### [WHAT YOU SHOULD DO]
Repeat the material exactly from its first line to the line that includes "intercept = 3.00". Skip pictures.

### [GIVEN DATA]
● ● ●
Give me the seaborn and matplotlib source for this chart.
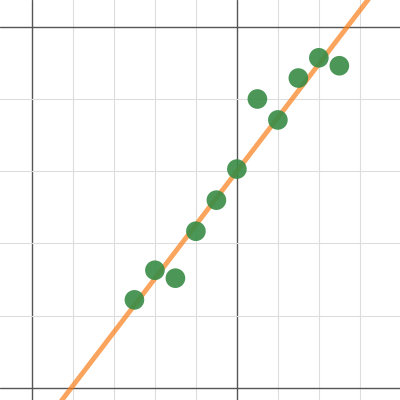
import matplotlib
matplotlib.use("Agg")
import matplotlib.pyplot as plt
import seaborn as sns
import numpy as np
import pandas as pd

xs = [-2.5, -2, -1.5, -1, -0.5, 0, 0.5, 1, 1.5, 2, 2.5]
ys = [1.22, 1.63, 1.52, 2.17, 2.60, 3.03, 4.00, 3.71, 4.29, 4.57, 4.46]
slope = 0.742
intercept = 3.00

sns.set_style("white")
fig = plt.figure(figsize=(4, 4), dpi=100)
ax = fig.add_axes([0, 0, 1, 1])
xlim = (-5.78, 3.98)
ylim = (-0.166, 5.37)
for v in range(-5, 4):
    ax.axvline(v, color="#555" if v % 5 == 0 else "#ddd", lw=1 if v % 5 == 0 else 0.8, zorder=0)
for v in range(0, 6):
    ax.axhline(v, color="#555" if v % 5 == 0 else "#ddd", lw=1 if v % 5 == 0 else 0.8, zorder=0)
lx = np.array([-5, 4.5])
sns.lineplot(x=lx, y=slope * lx + intercept, ax=ax, color="#fa7e19", alpha=0.7, lw=3.5, zorder=2)
sns.scatterplot(x=xs, y=ys, ax=ax, color="#388c46", s=200, edgecolor="none", alpha=0.9, zorder=3)
ax.set_xlim(*xlim)
ax.set_ylim(*ylim)
ax.set_xticks([]); ax.set_yticks([])
for s in ax.spines.values():
    s.set_visible(False)
fig.savefig("out.png", dpi=100)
● ● ●
### [ANSWER FOR THIS EXERCISE]
Give me the seaborn and matplotlib source for this chart.
import matplotlib
matplotlib.use("Agg")
import matplotlib.pyplot as plt
import seaborn as sns
import numpy as np
import pandas as pd

xs = [-2.5, -2, -1.5, -1, -0.5, 0, 0.5, 1, 1.5, 2, 2.5]
ys = [1.22, 1.63, 1.52, 2.17, 2.60, 3.03, 4.00, 3.71, 4.29, 4.57, 4.46]
slope = 0.742
intercept = 3.00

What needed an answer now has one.